Осада началась, можно сказать, 12 июня 1839 года, когда семитысячный отряд русских войск под командованием генерал-лейтенанта Граббе, три недели продиравшийся через горы и непроходимые леса, начал окружение нового и старого Ахульго – двух замков на стометровой высоте почти отвесных утесов, разделенных небольшой, но бурной речкой Ашильты. За полтора относительно мирных года мятежный имам превратил аул в крепость и сделал его своей основной резиденцией.

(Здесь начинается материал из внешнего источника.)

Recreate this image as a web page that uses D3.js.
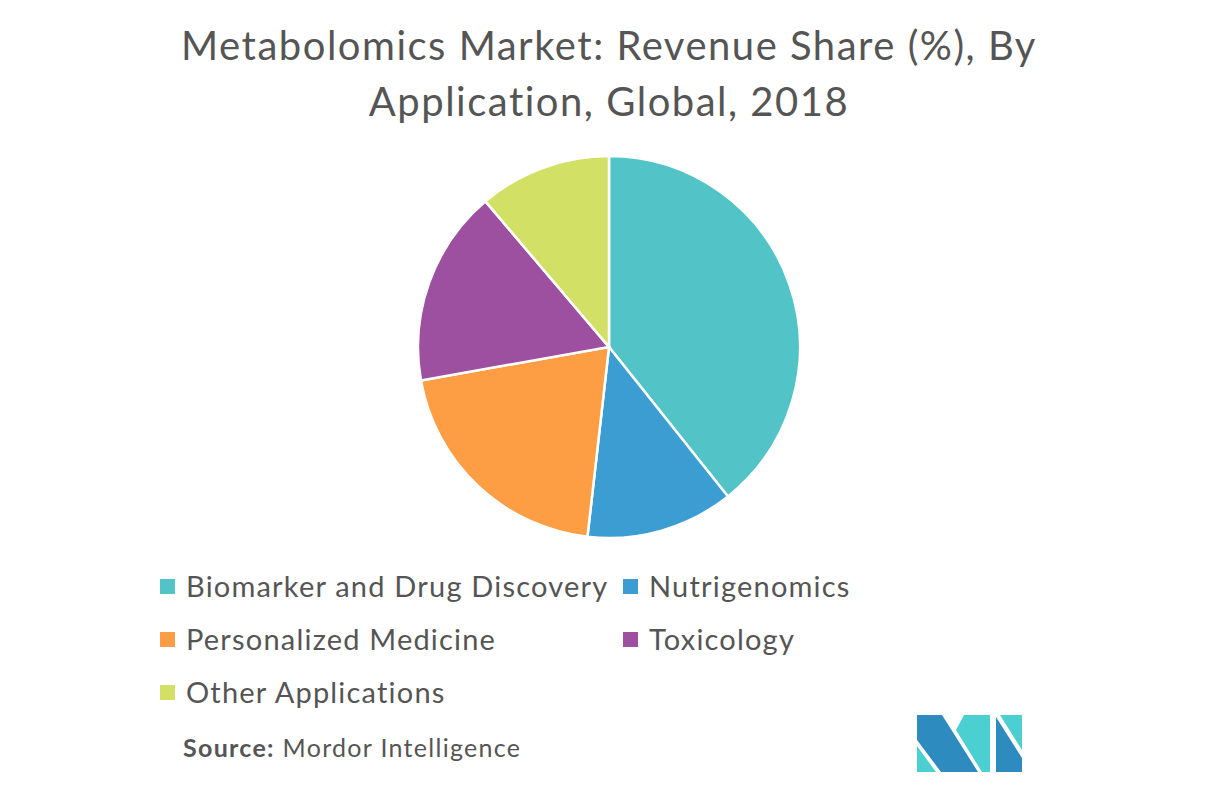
<!DOCTYPE html>
<html><head><meta charset="utf-8">
<script src="https://cdn.jsdelivr.net/npm/d3@7"></script>
<style>body{margin:0;background:#fff}text{font-family:Lato,"Open Sans",sans-serif}</style>
</head><body>
<svg id="c" width="1217" height="785"></svg>
<script>
const categories=["Biomarker and Drug Discovery","Nutrigenomics","Personalized Medicine","Toxicology","Other Applications"];
const values=[39.3,12.5,20.4,16.6,11.2];
const colors=["#52c4c8","#3b9dd1","#fd9e45","#9c509f","#d2e066"];
const svg=d3.select("#c");
svg.append("text").attr("x",609).attr("y",60).attr("text-anchor","middle").attr("font-size",40).attr("letter-spacing",1.5).attr("fill","#555").text("Metabolomics Market: Revenue Share (%), By");
svg.append("text").attr("x",609).attr("y",116).attr("text-anchor","middle").attr("font-size",40).attr("letter-spacing",1.5).attr("fill","#555").text("Application, Global, 2018");
const pie=d3.pie().sort(null)(values);
const arc=d3.arc().innerRadius(0).outerRadius(191);
svg.append("g").attr("transform","translate(609,347)").selectAll("path").data(pie).join("path")
 .attr("d",arc).attr("fill",(d,i)=>colors[i]).attr("stroke","#fff").attr("stroke-width",2.5);
const pos=[[160,587],[623,587],[160,640],[623,640],[160,693]];
const lg=svg.append("g");
categories.forEach((c,i)=>{
 lg.append("rect").attr("x",pos[i][0]).attr("y",pos[i][1]-8).attr("width",15).attr("height",15).attr("fill",colors[i]);
 lg.append("text").attr("x",pos[i][0]+26).attr("y",pos[i][1]+10).attr("font-size",29).attr("letter-spacing",1.2).attr("fill","#555").text(c);
});
const s=svg.append("text").attr("x",183).attr("y",757).attr("font-size",25).attr("letter-spacing",1.3).attr("fill","#555");
s.append("tspan").attr("font-weight","bold").text("Source:");
s.append("tspan").text(" Mordor Intelligence");
const lo=svg.append("g");
lo.append("path").attr("d","M917,715 L942,715 L978,772 L941,772 L917,740 Z").attr("fill","#2d8bbf");
lo.append("path").attr("d","M917,746 L917,772 L936,772 Z").attr("fill","#4ccfd0");
lo.append("path").attr("d","M964,715 L990,715 L990,772 L982,772 L956,730 Z").attr("fill","#4ccfd0");
lo.append("path").attr("d","M996,717 L1022,758 L1022,772 L996,772 Z").attr("fill","#2d8bbf");
lo.append("path").attr("d","M1000,715 L1022,715 L1022,750 Z").attr("fill","#4ccfd0");
</script></body></html>
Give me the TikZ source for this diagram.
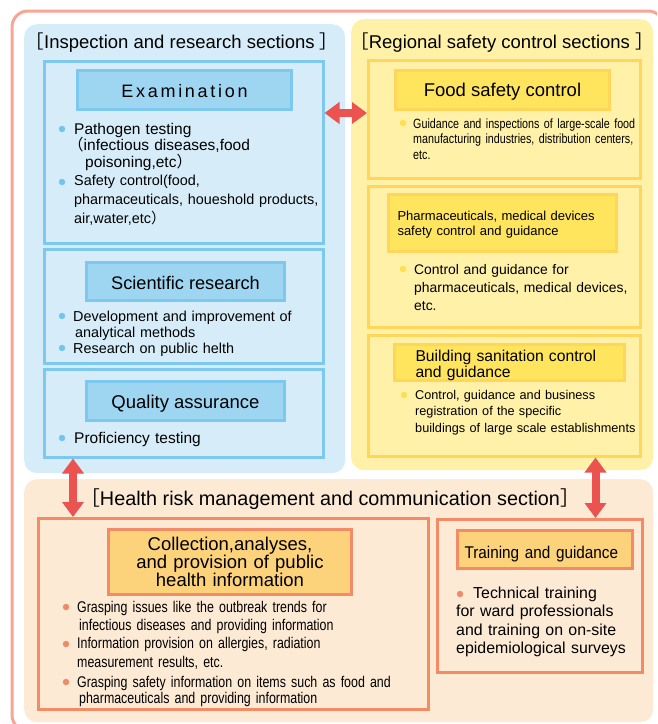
\documentclass[tikz,border=0pt]{standalone}
\usepackage{fontspec}
\setmainfont{Liberation Sans}
\newfontfamily\cjkfont{Noto Sans CJK JP}
\newfontfamily\narrowfont[FakeStretch=0.8, WordSpace=0.8]{Liberation Sans}
\newfontfamily\semifont[FakeStretch=0.9, WordSpace=0.9]{Liberation Sans}
\newfontfamily\spacedfont[LetterSpace=15]{Liberation Sans}
\usepackage{xcolor}
\usepackage{tikz}
\usetikzlibrary{arrows.meta}

\definecolor{secBlue}{HTML}{D6EDF9}
\definecolor{lineBlue}{HTML}{7DC8EE}
\definecolor{hdrBlue}{HTML}{9ED5F1}
\definecolor{dotBlue}{HTML}{70C4EE}
\definecolor{secYellow}{HTML}{FFF1A8}
\definecolor{lineYellow}{HTML}{FFD659}
\definecolor{hdrYellow}{HTML}{FFE45E}
\definecolor{dotYellow}{HTML}{FFE04A}
\definecolor{secOrange}{HTML}{FDEAD5}
\definecolor{lineOrange}{HTML}{F28B66}
\definecolor{hdrOrange}{HTML}{FCD27B}
\definecolor{dotOrange}{HTML}{F0896A}
\definecolor{frameRed}{HTML}{F6A596}
\definecolor{arrowRed}{HTML}{EA5350}

\newcommand{\lbr}{{\cjkfont ［}}
\newcommand{\rbr}{{\cjkfont ］}}
\newcommand{\lpar}{{\cjkfont （}}
\newcommand{\rpar}{{\cjkfont ）}}

\begin{document}
\begin{tikzpicture}[x=1pt, y=-1pt,
        section/.style={rounded corners=13pt, anchor=north west, inner sep=0pt},
        box/.style={draw, line width=2.5pt, anchor=north west, inner sep=0pt},
        hdr/.style={draw, line width=3pt, anchor=north west, inner sep=0pt, text height=14pt, text depth=0pt},
        itm/.style={anchor=base west, align=left, inner sep=0pt, text width=360pt},
        title/.style={anchor=base, inner sep=0pt, font=\fontsize{18.5}{20}\selectfont},
        biarrow/.style={draw=arrowRed, line width=8pt, {Triangle[width=21pt,length=15pt]}-{Triangle[width=21pt,length=15pt]}}]
                        \useasboundingbox (0,0) rectangle (657,724);
                        \clip (0,0) rectangle (657,724);
                        \fill[white] (0,0) rectangle (657,724);
                        \draw[frameRed, line width=3pt, rounded corners=16pt] (12,11) rectangle (664,731);

                        \node (insp) [section, fill=secBlue, minimum width=321pt, minimum height=449pt] at (24,24) {};
                        \node (region) [section, fill=secYellow, minimum width=302pt, minimum height=451pt] at (351,19) {};
                        \node (health) [section, fill=secOrange, minimum width=629pt, minimum height=243pt] at (24,479) {};

                        \node (inspTitle) [title] at (182,48) {\lbr Inspection and research sections \rbr};
                        \node (regionTitle) [title] at (502,48) {\lbr Regional safety control sections \rbr};
                        \node (healthTitle) [title, font=\fontsize{19.8}{22}\selectfont] at (330,505) {\lbr Health risk management and communication section\rbr};

                        \node (exam) [box, draw=lineBlue, fill=secBlue, minimum width=279pt, minimum height=182pt] at (43,60) {};
                        \node (sci) [box, draw=lineBlue, fill=secBlue, minimum width=279pt, minimum height=114pt] at (43,248) {};
                        \node (qa) [box, draw=lineBlue, fill=secBlue, minimum width=279pt, minimum height=88pt] at (43,368) {};

                        \node (food) [box, draw=lineYellow, fill=secYellow, minimum width=272pt, minimum height=118pt] at (367,59) {};
                        \node (pharma) [box, draw=lineYellow, fill=secYellow, minimum width=272pt, minimum height=141pt] at (367,185) {};
                        \node (bldg) [box, draw=lineYellow, fill=secYellow, minimum width=272pt, minimum height=121pt] at (367,334) {};

                        \node (coll) [box, draw=lineOrange, fill=secOrange, minimum width=390pt, minimum height=191pt] at (37,517) {};
                        \node (train) [box, draw=lineOrange, fill=secOrange, minimum width=205pt, minimum height=153pt] at (436,518) {};

                        \node (examHdr) [hdr, draw=lineBlue, fill=hdrBlue, minimum width=214pt, minimum height=39pt, text height=15pt, font=\spacedfont\fontsize{18}{20}\selectfont] at (76,69) {Examination};
                        \node (sciHdr) [hdr, draw=lineBlue, fill=hdrBlue, minimum width=198pt, minimum height=38pt, text height=16pt, font=\fontsize{18.2}{20}\selectfont] at (85,261) {Scientific research};
                        \node (qaHdr) [hdr, draw=lineBlue, fill=hdrBlue, minimum width=198pt, minimum height=39pt, font=\fontsize{18.5}{20}\selectfont] at (85,380) {Quality assurance};

                        \node (foodHdr) [hdr, draw=lineYellow, fill=hdrYellow, minimum width=214pt, minimum height=39pt, text height=13pt, font=\fontsize{18.5}{20}\selectfont] at (394,69) {Food safety control};
                        \node (pharmaHdr) [hdr, draw=lineYellow, fill=hdrYellow, minimum width=228pt, minimum height=57pt, text height=9.3pt, text depth=15pt, text width=210pt, align=left, font=\fontsize{13}{15}\selectfont] at (387,193) {Pharmaceuticals, medical devices\\safety control and guidance};
                        \node (bldgHdr) [hdr, draw=lineYellow, fill=hdrYellow, minimum width=230pt, minimum height=36pt, text height=11.2pt, text depth=13pt, text width=188pt, align=left, font=\fontsize{15.7}{13}\selectfont] at (393,343) {Building sanitation control\\and guidance};

                        \node (collHdr) [hdr, draw=lineOrange, fill=hdrOrange, minimum width=243pt, minimum height=65pt, text height=13pt, text depth=36pt, text width=230pt, align=center, font=\fontsize{18.5}{18}\selectfont] at (107,528) {Collection,analyses,\\and provision of public\\health information};
                        \node (trainHdr) [hdr, draw=lineOrange, fill=hdrOrange, minimum width=175pt, minimum height=38pt, text height=18pt, text width=161pt, align=left, font=\semifont\fontsize{17}{20}\selectfont] at (456,529) {Training and guidance};

                        \node (pathogen) [itm, font=\fontsize{15.5}{16.5}\selectfont] at (74,134) {Pathogen testing\\\hspace*{-6pt}\lpar infectious diseases,food\\\hspace*{11pt}poisoning,etc\rpar};
                        \node (safety) [itm, font=\fontsize{14.4}{19}\selectfont] at (74,185) {Safety control(food,\\pharmaceuticals, houeshold products,\\air,water,etc\rpar};
                        \node (develop) [itm, font=\fontsize{14.4}{16}\selectfont] at (73,321) {Development and improvement of\\\hspace*{2pt}analytical methods};
                        \node (public) [itm, font=\fontsize{14.4}{16}\selectfont] at (73,353) {Research on public helth};
                        \node (proficiency) [itm, font=\fontsize{15.5}{18}\selectfont] at (74,443) {Proficiency testing};

                        \node (foodText) [itm, font=\narrowfont\fontsize{13.4}{15.5}\selectfont] at (413,128) {Guidance and inspections of large-scale food\\manufacturing industries, distribution centers,\\etc.};
                        \node (pharmaText) [itm, font=\fontsize{13.9}{18}\selectfont] at (414,274) {Control and guidance for\\pharmaceuticals, medical devices,\\etc.};
                        \node (bldgText) [itm, font=\fontsize{12.7}{16.5}\selectfont] at (415,399) {Control, guidance and business\\registration of the specific\\buildings of large scale establishments};

                        \node (trends) [itm, font=\narrowfont\fontsize{15.5}{18}\selectfont] at (77,612) {Grasping issues like the outbreak trends for\\\hspace*{2pt}infectious diseases and providing information};
                        \node (allergy) [itm, font=\narrowfont\fontsize{15.5}{19}\selectfont] at (77,648) {Information provision on allergies, radiation\\measurement results, etc.};
                        \node (safetyInfo) [itm, font=\narrowfont\fontsize{15.5}{16.5}\selectfont] at (77,687) {Grasping safety information on items such as food and\\\hspace*{2pt}pharmaceuticals and providing information};
                        \node (trainText) [itm, font=\fontsize{15.9}{18.5}\selectfont] at (456,598) {\hspace*{17pt}Technical training\\for ward professionals\\and training on on-site\\epidemiological surveys};

                        \foreach \y in {129, 182, 316, 348, 438}
                            \fill[dotBlue] (62,\y) circle (3.2pt);
                        \foreach \x/\y in {403/123, 403/269, 404/395}
                            \fill[dotYellow] (\x,\y) circle (3.2pt);
                        \foreach \x/\y in {66/607, 66/644, 66/682, 460/594}
                            \fill[dotOrange] (\x,\y) circle (3.2pt);

                        \draw[biarrow] ([yshift=-53pt]exam.north east) -- ([yshift=-54pt]food.north west);
                        \draw[biarrow] ([xshift=30pt]qa.south west) -- ([xshift=36pt]coll.north west);
                        \draw[biarrow] ([xshift=-46pt]bldg.south east) -- ([xshift=-48pt]train.north east);
                    \end{tikzpicture}
\end{document}
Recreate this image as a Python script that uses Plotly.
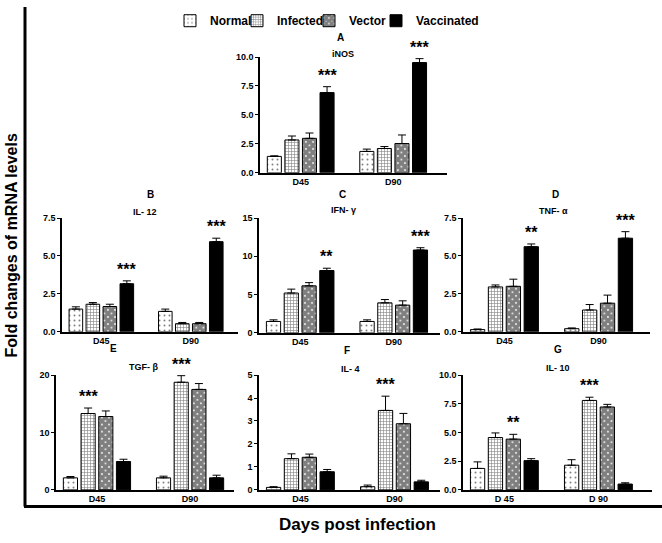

Он основательно укрепил старый замок, главной цитаделью которого была Сургаевская башня, и выстроил новый по всем правилам фортификационного искусства. Мюриды-проповедники провозглашали во всех селениях мятежного края, что Ахульго русские взять не смогут никогда, и эти заявления заметно пополняли ряды сопротивления русским войскам.